Bisnis.com, JAKARTA – Beberapa hari ini beredar hasil dari sejumlah exit poll Pemilu 2019 di luar negeri. Pemungutan suara bagi WNI yang ada di luar negeri dilakukan sejak 8 April hingga 14 April 2019.
Sementara itu, Undang-undang Nomor 7 Tahun 2017 tentang Pemilihan Umum terang mengatur larangan mengumumkan hasil survei atau jejak pendapat selama masa tenang, yang dimulai sejak Minggu (14/4) hingga Selasa (16/4/2019). Baik untuk Pilpres 2019 maupun Pileg 2019.
Bahkan, ada ancaman pdana kurungan maksimal 1 tahun dan denda Rp12 juta bagi orang yang mengumumkan hasil jejak pendapat selama masa tenang. Ancaman pidana itu ada di Pasal 509, dengan bunyi sebagai berikut:
Setiap orang yang mengumumkan hasil survei atau jajak pendapat tentang Pemilu dalam Masa Tenang sebagaimana dimaksud dalam Pasal 449 ayat (2), dipidana dengan pidana kurungan paling lama 1 (satu) tahun dan denda paling banyak Rp12.000.000,00 (dua belas juta rupiah).
Nah, apakah pengumuman hasil exit poll pemilu di luar negeri bisa dijerat dengan Pasal 509? Per definisi, exit poll dimaknai sebagai survei yang dilakukan segera setalah pemilih meninggalkan tempat pemungutan suara atau TPS.
Jika sampai pada pengertian itu saja, pengumuman exit poll di masa tenang bisa diancam dengan hukuman pidana.

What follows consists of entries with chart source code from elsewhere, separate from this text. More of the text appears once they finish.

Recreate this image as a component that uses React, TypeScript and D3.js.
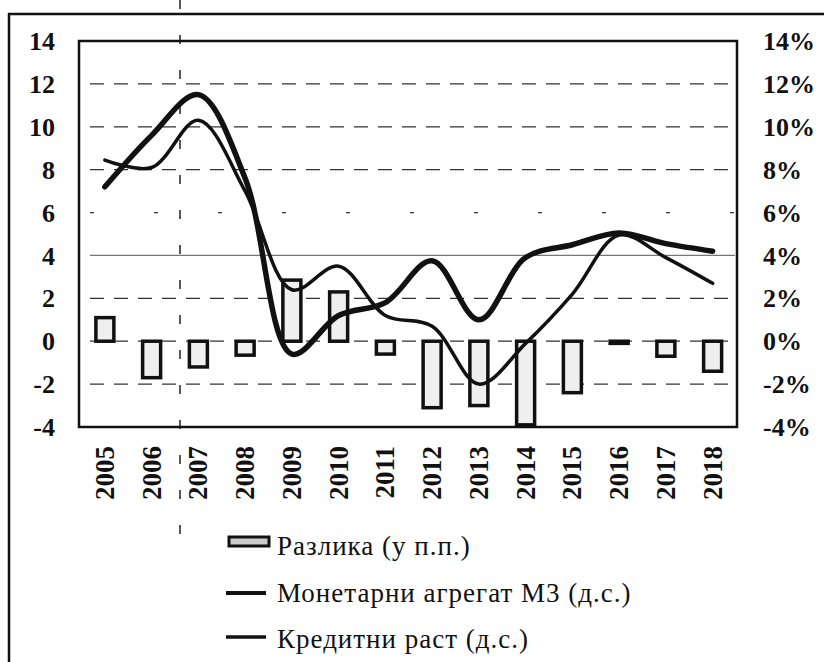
import { useEffect, useRef } from 'react'
import * as d3 from 'd3'

const years = ['2005', '2006', '2007', '2008', '2009', '2010', '2011', '2012', '2013', '2014', '2015', '2016', '2017', '2018']
// Разлика (у п.п.), left axis
const razlika = [1.1, -1.7, -1.2, -0.65, 2.85, 2.3, -0.6, -3.1, -3.0, -3.9, -2.4, -0.1, -0.7, -1.4]
// Монетарни агрегат М3 (д.с.), right axis, %
const monetarniM3 = [7.2, 9.6, 11.5, 7.6, -0.6, 1.2, 1.8, 3.75, 1.0, 3.9, 4.5, 5.05, 4.55, 4.2]
// Кредитни раст (д.с.), right axis, %
const kreditniRast = [8.45, 8.1, 10.3, 7.0, 2.4, 3.5, 1.2, 0.7, -2.0, -0.1, 2.2, 4.95, 3.9, 2.7]

const leftTicks = [-4, -2, 0, 2, 4, 6, 8, 10, 12, 14]
const rightTicks = [-4, -2, 0, 2, 4, 6, 8, 10, 12, 14]
const legendLabels = ['Разлика (у п.п.)', 'Монетарни агрегат М3 (д.с.)', 'Кредитни раст (д.с.)']

const Chart = () => {
    const ref = useRef<SVGSVGElement | null>(null)

    useEffect(() => {
        if (!ref.current) return
        const width = 824
        const height = 662
        const plot = { left: 79, right: 737, top: 41, bottom: 427 }
        const font = '"Liberation Serif", "Times New Roman", serif'

        const svg = d3.select(ref.current)
        svg.selectAll('*').remove()
        svg.attr('width', width).attr('height', height)

        const x = d3.scaleBand().domain(years).range([81.5, 736]).padding(0)
        const yL = d3.scaleLinear().domain([-4, 14]).range([plot.bottom, plot.top])
        const yR = d3.scaleLinear().domain([-4, 14]).range([plot.bottom, plot.top])
        const cx = (d: string) => x(d)! + x.bandwidth() / 2

        // outer frame (runs off the page on the right and bottom)
        svg.append('rect')
            .attr('x', 9).attr('y', 14)
            .attr('width', 900).attr('height', 800)
            .attr('fill', 'none').attr('stroke', '#111').attr('stroke-width', 2.5)

        // scan artefact line
        svg.append('line')
            .attr('x1', 180).attr('x2', 180).attr('y1', 0).attr('y2', 560)
            .attr('stroke', '#222').attr('stroke-width', 1.5)
            .attr('stroke-dasharray', '9 26')

        // gridlines
        svg.append('g')
            .selectAll('line')
            .data(leftTicks.filter(t => t > -4 && t < 14))
            .join('line')
            .attr('x1', 90).attr('x2', 735)
            .attr('y1', d => yL(d)).attr('y2', d => yL(d))
            .attr('stroke', d => (d === 4 ? '#777' : '#333'))
            .attr('stroke-width', 1.3)
            .attr('stroke-dasharray', d => (d === 4 ? null : d === 6 ? '4 60' : '14 10'))

        // bars
        svg.append('g')
            .selectAll('rect')
            .data(razlika)
            .join('rect')
            .attr('x', (_, i) => cx(years[i]) - 9)
            .attr('width', 18)
            .attr('y', d => yL(Math.max(0, d)))
            .attr('height', d => Math.max(2, Math.abs(yL(d) - yL(0))))
            .attr('fill', '#efefef')
            .attr('stroke', '#111')
            .attr('stroke-width', 3.5)

        const line = (vals: number[]) =>
            d3.line<number>()
                .x((_, i) => cx(years[i]))
                .y(d => yR(d))
                .curve(d3.curveCatmullRom.alpha(0.5))(vals)

        svg.append('path')
            .attr('d', line(kreditniRast))
            .attr('fill', 'none').attr('stroke', '#111').attr('stroke-width', 3.5)
            .attr('stroke-linecap', 'round')
        svg.append('path')
            .attr('d', line(monetarniM3))
            .attr('fill', 'none').attr('stroke', '#111').attr('stroke-width', 5.5)
            .attr('stroke-linecap', 'round')

        // plot border
        svg.append('rect')
            .attr('x', plot.left).attr('y', plot.top)
            .attr('width', plot.right - plot.left).attr('height', plot.bottom - plot.top)
            .attr('fill', 'none').attr('stroke', '#111').attr('stroke-width', 2.5)

        // left axis
        const gl = svg.append('g')
            .attr('transform', 'translate(55,0)')
            .call(d3.axisLeft(yL).tickValues(leftTicks).tickSize(0).tickPadding(0).tickFormat(d => String(d)))
        gl.select('.domain').remove()
        gl.selectAll('text')
            .attr('dy', '0.33em')
            .attr('font-family', font).attr('font-size', 26).attr('font-weight', 'bold')
            .attr('fill', '#111')

        // right axis
        const gr = svg.append('g')
            .attr('transform', 'translate(763,0)')
            .call(d3.axisRight(yR).tickValues(rightTicks).tickSize(0).tickPadding(0).tickFormat(d => `${d}%`))
        gr.select('.domain').remove()
        gr.selectAll('text')
            .attr('dy', '0.33em')
            .attr('font-family', font).attr('font-size', 26).attr('font-weight', 'bold')
            .attr('fill', '#111')

        // x axis labels
        const gx = svg.append('g')
            .attr('transform', 'translate(0,446)')
            .call(d3.axisBottom(x).tickSize(0).tickPadding(0))
        gx.select('.domain').remove()
        gx.selectAll('text')
            .attr('transform', 'rotate(-90)')
            .attr('text-anchor', 'end')
            .attr('x', 0).attr('y', 0).attr('dy', '0.33em')
            .attr('font-family', font).attr('font-size', 27).attr('font-weight', 'bold')
            .attr('fill', '#111')

        // legend
        const lg = svg.append('g')
        lg.append('rect')
            .attr('x', 229).attr('y', 537).attr('width', 40).attr('height', 9)
            .attr('fill', '#ccc').attr('stroke', '#111').attr('stroke-width', 3)
        ;[593, 637].forEach((ly, i) => {
            lg.append('line')
                .attr('x1', 226).attr('x2', 266).attr('y1', ly).attr('y2', ly)
                .attr('stroke', '#111').attr('stroke-width', i === 0 ? 4 : 3.5)
        })
        lg.selectAll('text')
            .data(legendLabels)
            .join('text')
            .attr('x', 277)
            .attr('y', (_, i) => 555 + i * 46.5)
            .attr('font-family', font).attr('font-size', 27)
            .attr('letter-spacing', 1)
            .attr('fill', '#111')
            .text(d => d)
    }, [])

    return <svg ref={ref} style={{ position: 'absolute', left: 0, top: 0, background: '#fff' }}></svg>
}

export default function App() {
    return (
        <div>
            <Chart />
        </div>
    )
}
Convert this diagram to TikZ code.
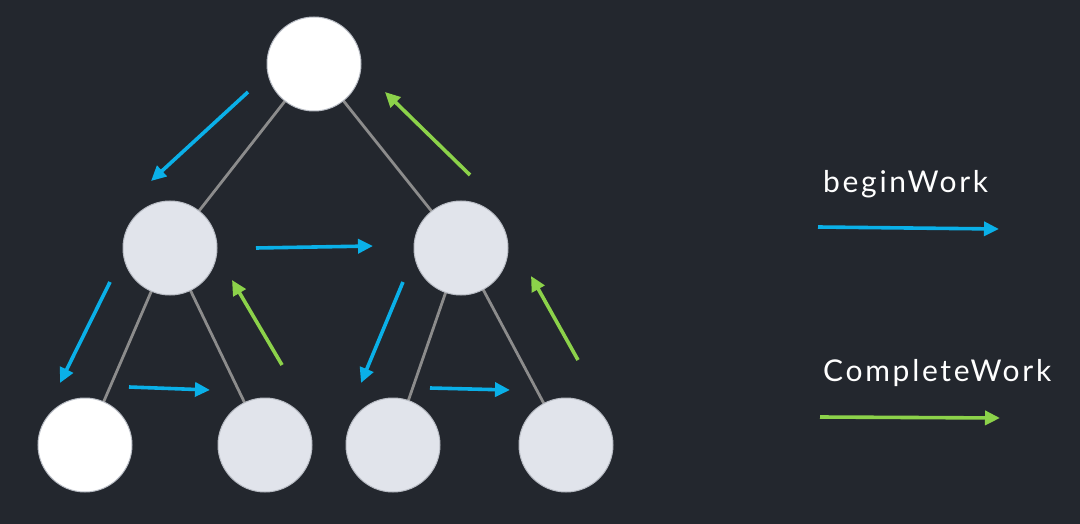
\documentclass[tikz,border=0pt]{standalone}
\usepackage{fontspec}
\setmainfont{Lato}
\usetikzlibrary{arrows.meta}
\definecolor{bg}{HTML}{23272E}
\definecolor{bluea}{HTML}{0AB0E8}
\definecolor{greena}{HTML}{8CD24A}
\definecolor{edgec}{HTML}{8C8C8C}
\definecolor{nodeg}{HTML}{E1E4EB}
\definecolor{nodeo}{HTML}{B8BCC4}
\begin{document}
\begin{tikzpicture}[x=1pt,y=-1pt,
  fnode/.style={circle,draw=nodeo,line width=1pt,minimum size=94pt,inner sep=0pt},
  whitenode/.style={fnode,fill=white},
  graynode/.style={fnode,fill=nodeg},
  treeedge/.style={draw=edgec,line width=2.8pt},
  flow/.style={line width=3.6pt,-{Triangle[length=15pt,width=14pt]}},
  beginarrow/.style={flow,draw=bluea,fill=bluea},
  completearrow/.style={flow,draw=greena,fill=greena},
  legendtext/.style={text=white,font=\fontsize{30}{35}\selectfont\addfontfeature{LetterSpace=9},anchor=base west,inner sep=0pt}]
\fill[bg] (0,0) rectangle (1080,524);
\useasboundingbox (0,0) rectangle (1080,524);
% edges first (behind nodes)
\coordinate (pR) at (314,64);
\coordinate (pL) at (170,248);
\coordinate (pRt) at (461,248);
\coordinate (pLL) at (85,445);
\coordinate (pLR) at (265,445);
\coordinate (pRL) at (393,445);
\coordinate (pRR) at (566,445);
\draw[treeedge] (pR) -- (pL);
\draw[treeedge] (pR) -- (pRt);
\draw[treeedge] (pL) -- (pLL);
\draw[treeedge] (pL) -- (pLR);
\draw[treeedge] (pRt) -- (pRL);
\draw[treeedge] (pRt) -- (pRR);
\node[whitenode] (root) at (pR) {};
\node[graynode] (left) at (pL) {};
\node[graynode] (right) at (pRt) {};
\node[whitenode] (ll) at (pLL) {};
\node[graynode] (lr) at (pLR) {};
\node[graynode] (rl) at (pRL) {};
\node[graynode] (rr) at (pRR) {};
% flow arrows
\coordinate (a1s) at (248,92);  \coordinate (a1e) at (151,181);
\coordinate (a2s) at (470,175); \coordinate (a2e) at (385,92);
\coordinate (a3s) at (256,248); \coordinate (a3e) at (373,246);
\coordinate (a4s) at (110,282); \coordinate (a4e) at (60,383);
\coordinate (a5s) at (129,387); \coordinate (a5e) at (210,390);
\coordinate (a6s) at (282,365); \coordinate (a6e) at (232,280);
\coordinate (a7s) at (403,282); \coordinate (a7e) at (361,383);
\coordinate (a8s) at (430,388); \coordinate (a8e) at (510,390);
\coordinate (a9s) at (578,360); \coordinate (a9e) at (531,276);
\draw[beginarrow] (a1s) -- (a1e);
\draw[completearrow] (a2s) -- (a2e);
\draw[beginarrow] (a3s) -- (a3e);
\draw[beginarrow] (a4s) -- (a4e);
\draw[beginarrow] (a5s) -- (a5e);
\draw[completearrow] (a6s) -- (a6e);
\draw[beginarrow] (a7s) -- (a7e);
\draw[beginarrow] (a8s) -- (a8e);
\draw[completearrow] (a9s) -- (a9e);
% legend
\node[legendtext] (lbegin) at (823,193) {beginWork};
\node[legendtext] (lcomplete) at (823,381) {CompleteWork};
\coordinate (lb1) at (818,227); \coordinate (lb2) at (999,229);
\coordinate (lc1) at (820,417); \coordinate (lc2) at (1000,418);
\draw[beginarrow] (lb1) -- (lb2);
\draw[completearrow] (lc1) -- (lc2);
\end{tikzpicture}
\end{document}
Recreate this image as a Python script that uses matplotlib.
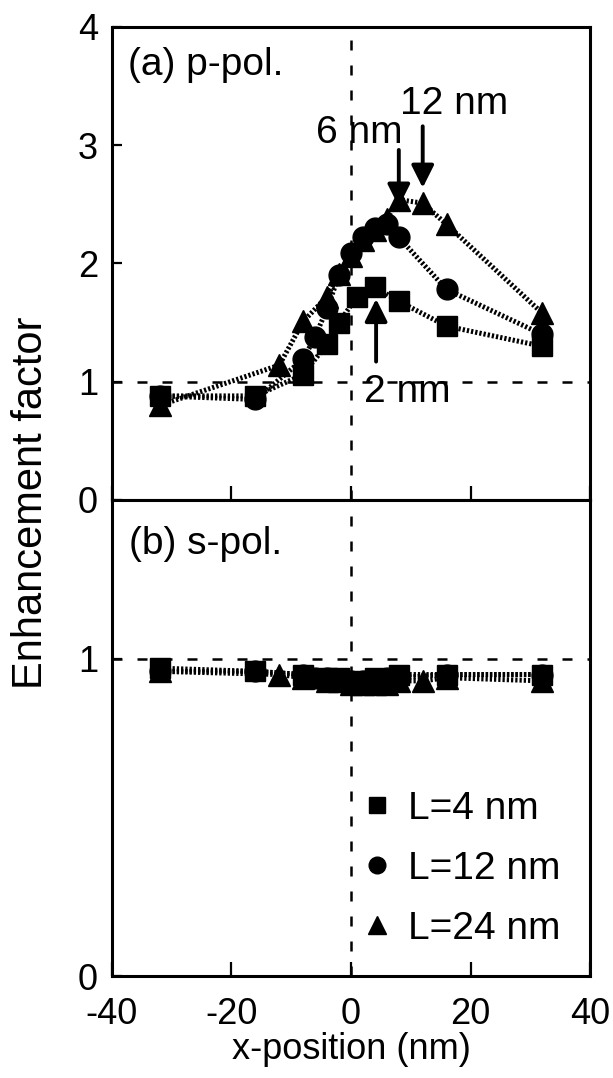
import matplotlib
matplotlib.use("Agg")
import matplotlib.pyplot as plt
from matplotlib.lines import Line2D

plt.rcParams["font.family"] = ["Liberation Sans", "DejaVu Sans"]
plt.rcParams["axes.unicode_minus"] = False

# x positions (nm) for each wire length
x_L4 = [-32, -16, -8, -4, -2, 1, 4, 8, 16, 32]
x_L12 = [-32, -16, -8, -6, -4, -2, 0, 2, 4, 6, 8, 16, 32]
x_L24 = [-32, -12, -8, -4, -2, 0, 2, 4, 6, 8, 12, 16, 32]

# (a) p-polarization enhancement
p_L4 = [0.88, 0.88, 1.06, 1.32, 1.50, 1.72, 1.80, 1.68, 1.47, 1.30]
p_L12 = [0.88, 0.85, 1.19, 1.38, 1.62, 1.90, 2.09, 2.22, 2.30, 2.33, 2.22, 1.78, 1.40]
p_L24 = [0.80, 1.14, 1.51, 1.72, 1.91, 2.06, 2.20, 2.28, 2.38, 2.54, 2.51, 2.33, 1.58]

# (b) s-polarization enhancement
s_L4 = [0.97, 0.96, 0.95, 0.94, 0.94, 0.93, 0.94, 0.95, 0.95, 0.95]
s_L12 = [0.96, 0.96, 0.95, 0.94, 0.94, 0.93, 0.93, 0.93, 0.93, 0.94, 0.94, 0.95, 0.95]
s_L24 = [0.96, 0.95, 0.94, 0.93, 0.93, 0.92, 0.92, 0.92, 0.92, 0.93, 0.93, 0.94, 0.93]

labels = ["L=4 nm", "L=12 nm", "L=24 nm"]
markers = ["s", "o", "^"]
msizes = [15, 15, 16]

fig = plt.figure(figsize=(6.13, 10.78), dpi=100)
ax1 = fig.add_axes([0.1827, 0.5362, 0.7798, 0.4388])
ax2 = fig.add_axes([0.1827, 0.0946, 0.7798, 0.4416])

dotted = (0, (0.45, 0.4))
series_p = [(x_L4, p_L4), (x_L12, p_L12), (x_L24, p_L24)]
series_s = [(x_L4, s_L4), (x_L12, s_L12), (x_L24, s_L24)]

for ax, series in [(ax1, series_p), (ax2, series_s)]:
    ax.axhline(1, color="black", lw=1.8, ls=(0, (4, 6)), zorder=1)
    ax.axvline(0, color="black", lw=1.8, ls=(0, (4, 6)), zorder=1)
    for (xs, ys), m, ms in zip(series, markers, msizes):
        ax.plot(xs, ys, color="black", lw=3.6, ls=dotted, dash_capstyle="butt",
                marker=m, markersize=ms, markerfacecolor="black",
                markeredgecolor="black", zorder=3)
    ax.set_xlim(-40, 40)
    ax.set_xticks([-40, -20, 0, 20, 40])
    ax.tick_params(direction="in", width=1.6, labelsize=26)
    ax.tick_params(axis="x", length=10, pad=15)
    ax.tick_params(axis="y", length=7, pad=10)
    for sp in ax.spines.values():
        sp.set_linewidth(2.2)

ax1.set_ylim(0, 4)
ax1.set_yticks([0, 1, 2, 3, 4])
ax1.tick_params(axis="x", labelbottom=False)
ax2.set_ylim(0, 1.5)
ax2.set_yticks([0, 1])

# arrows marking L/2 positions
arrow = dict(arrowstyle="-|>", lw=2.8, color="black", mutation_scale=34,
             shrinkA=0, shrinkB=0)
ax1.annotate("", xy=(8, 2.48), xytext=(8, 2.96), arrowprops=arrow, zorder=5)
ax1.annotate("", xy=(12, 2.64), xytext=(12, 3.16), arrowprops=arrow, zorder=5)
ax1.annotate("", xy=(4.2, 1.70), xytext=(4.2, 1.17), arrowprops=arrow, zorder=5)
ax1.text(1.4, 3.10, "6 nm", fontsize=28, ha="center", va="center")
ax1.text(17.2, 3.35, "12 nm", fontsize=28, ha="center", va="center")
ax1.text(9.4, 0.91, "2 nm", fontsize=28, ha="center", va="center")

ax1.text(-37.4, 3.68, "(a) p-pol.", fontsize=28, ha="left", va="center")
ax2.text(-37.2, 1.36, "(b) s-pol.", fontsize=28, ha="left", va="center")

handles = [Line2D([], [], color="black", ls="none", marker=m, markersize=ms - 3)
           for m, ms in zip(markers, msizes)]
ax2.legend(handles, labels, loc="lower left", bbox_to_anchor=(0.49, 0.02),
           frameon=False, fontsize=28, handlelength=0.6, handletextpad=0.5,
           labelspacing=0.62, borderpad=0)

ax2.set_xlabel("x-position (nm)", fontsize=26, labelpad=0)
fig.text(0.050, 0.534, "Enhancement factor", rotation=90, fontsize=30,
         ha="center", va="center")

fig.savefig("out.png", dpi=100)
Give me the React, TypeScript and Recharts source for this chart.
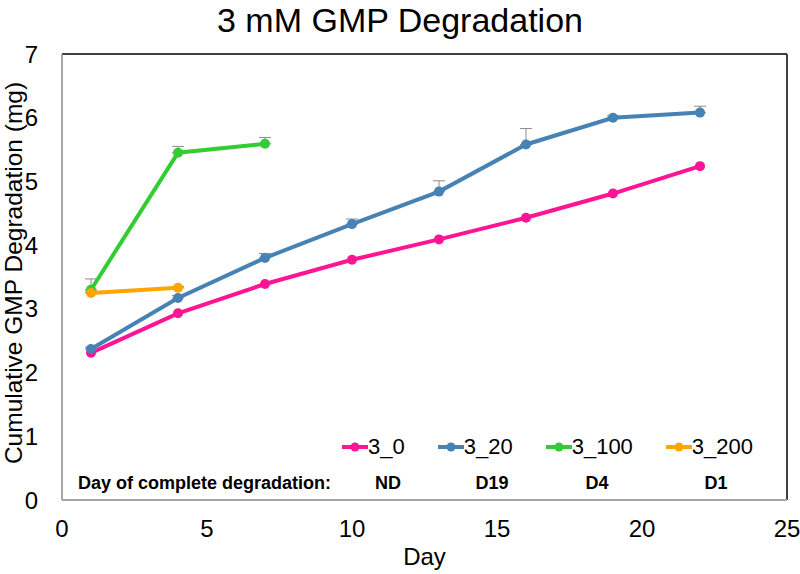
import React from 'react';
import { LineChart, Line, XAxis, YAxis, ErrorBar, ReferenceLine, Legend } from 'recharts';

const FONT = '"Liberation Sans", Arial, Helvetica, sans-serif';

const title = '3 mM GMP Degradation';
const xLabel = 'Day';
const yLabel = 'Cumulative GMP Degradation (mg)';
const xTicks = [0, 5, 10, 15, 20, 25];
const yTicks = [0, 1, 2, 3, 4, 5, 6, 7];

const days = [1, 4, 7, 10, 13, 16, 19, 22];
const seriesNames = ['3_0', '3_20', '3_100', '3_200'];
const seriesColors = ['#FF1493', '#4682B4', '#33CC33', '#FFA500'];

const values0 = [2.31, 2.93, 3.39, 3.77, 4.09, 4.43, 4.81, 5.24];
const values20 = [2.37, 3.17, 3.80, 4.33, 4.84, 5.58, 6.00, 6.08];
const err20 = [0.03, 0.04, 0.07, 0.08, 0.17, 0.25, 0.03, 0.1];
const values100 = [3.30, 5.45, 5.59];
const err100 = [0.17, 0.1, 0.1];
const values200 = [3.25, 3.33];
const err200 = [0.03, 0.02];

const degradationLabel = 'Day of complete degradation:';
const degradationDays = ['ND', 'D19', 'D4', 'D1'];

const build = (vals: number[], errs?: number[]) =>
  vals.map((v, i) => ({ day: days[i], value: v, err: [0, errs ? errs[i] : 0] }));

const data0 = build(values0);
const data20 = build(values20, err20);
const data100 = build(values100, err100);
const data200 = build(values200, err200);
const allData = [data0, data20, data100, data200];
const hasErr = [false, true, true, true];

const dayCenters = [388, 492, 597, 716];

const LegendContent = () => (
  <div style={{ position: 'relative', width: 800, height: 574, fontFamily: FONT }}>
    <div
      style={{
        position: 'absolute',
        left: 342,
        top: 434,
        display: 'flex',
        alignItems: 'center',
        gap: 33,
        fontSize: 22,
        lineHeight: '26px',
        color: '#000',
        whiteSpace: 'nowrap',
      }}
    >
      {seriesNames.map((n, i) => (
        <div key={n} style={{ display: 'flex', alignItems: 'center' }}>
          <svg width={26} height={12} style={{ display: 'block' }}>
            <line x1={0} y1={6} x2={26} y2={6} stroke={seriesColors[i]} strokeWidth={4} />
            <circle cx={13} cy={6} r={4.5} fill={seriesColors[i]} />
          </svg>
          <span>{n}</span>
        </div>
      ))}
    </div>
    <div
      style={{
        position: 'absolute',
        left: 78,
        top: 472,
        fontSize: 18,
        fontWeight: 'bold',
        lineHeight: '22px',
        whiteSpace: 'nowrap',
      }}
    >
      {degradationLabel}
    </div>
    {degradationDays.map((d, i) => (
      <div
        key={d}
        style={{
          position: 'absolute',
          left: dayCenters[i] - 40,
          width: 80,
          top: 472,
          textAlign: 'center',
          fontSize: 18,
          fontWeight: 'bold',
          lineHeight: '22px',
        }}
      >
        {d}
      </div>
    ))}
  </div>
);

export default function App() {
  return (
    <div style={{ position: 'absolute', left: 0, top: 0, width: 800, height: 574, background: '#fff' }}>
      <div
        style={{
          position: 'absolute',
          left: 0,
          top: 0,
          width: 800,
          height: 40,
          lineHeight: '40px',
          textAlign: 'center',
          fontFamily: FONT,
          fontSize: 34,
          color: '#000',
          zIndex: 2,
        }}
      >
        {title}
      </div>
      <LineChart width={800} height={574} margin={{ top: 54, right: 13, bottom: 0, left: 0 }}>
        <XAxis
          type="number"
          dataKey="day"
          domain={[0, 25]}
          ticks={xTicks}
          allowDuplicatedCategory={false}
          height={74}
          tickSize={0}
          tickMargin={19.5}
          tickLine={false}
          axisLine={{ stroke: '#a6a6a6', strokeWidth: 2 }}
          tick={{ fill: '#000', fontSize: 24, fontFamily: FONT }}
          label={{ value: xLabel, position: 'center', dy: 19, style: { fill: '#000', fontSize: 24, fontFamily: FONT } }}
        />
        <YAxis
          type="number"
          domain={[0, 7]}
          ticks={yTicks}
          width={62}
          tickSize={0}
          tickMargin={24}
          tickLine={false}
          axisLine={{ stroke: '#a6a6a6', strokeWidth: 2 }}
          tick={{ fill: '#000', fontSize: 24, fontFamily: FONT }}
          label={{
            value: yLabel,
            angle: -90,
            position: 'center',
            dx: -17.5,
            dy: -4,
            style: { fill: '#000', fontSize: 24.5, fontFamily: FONT, textAnchor: 'middle' },
          }}
        />
        <ReferenceLine y={7} stroke="#404040" strokeWidth={2} />
        <ReferenceLine x={25} stroke="#404040" strokeWidth={2} />
        {allData.map((d, i) => (
          <Line
            key={seriesNames[i]}
            data={d}
            dataKey="value"
            name={seriesNames[i]}
            stroke={seriesColors[i]}
            strokeWidth={4}
            dot={{ r: 5, fill: seriesColors[i], stroke: seriesColors[i], strokeWidth: 0 }}
            activeDot={false}
            isAnimationActive={false}
          >
            {hasErr[i] && (
              <ErrorBar dataKey="err" direction="y" stroke="#8c8c8c" strokeWidth={1} width={6} />
            )}
          </Line>
        ))}
        <Legend
          layout="horizontal"
          verticalAlign="middle"
          align="center"
          wrapperStyle={{ left: 0, top: 0, width: 800, height: 574, margin: 0, pointerEvents: 'none' }}
          content={() => <LegendContent />}
        />
      </LineChart>
    </div>
  );
}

Namun, belakangan Komisi Pemilihan Umum menegaskan hanya mengatur regulasi survei pemilu di dalam negeri.
Komisioner KPU Viryan Azis, pada Senin (15/4) lalu mengungkapkan bahwa exit poll yang diatur adalah yang di dalam negeri. Yaitu, hanya boleh diumumkan 2 jam setelah selesai waktu pencoblosan.
“Exit poll itu kan pendekatannya berbasis kepada regulasi dengan pengaturan waktu di dalam negeri,” kata Azis.
Metode exit poll sendiri diakui mempunyai banyak kelemahan untuk pemilu di luar negeri, karena pencoblosan tidak hanya dilakukan secara langsung di TPS, namun bisa juga lewat pos dan kotak suara keliling.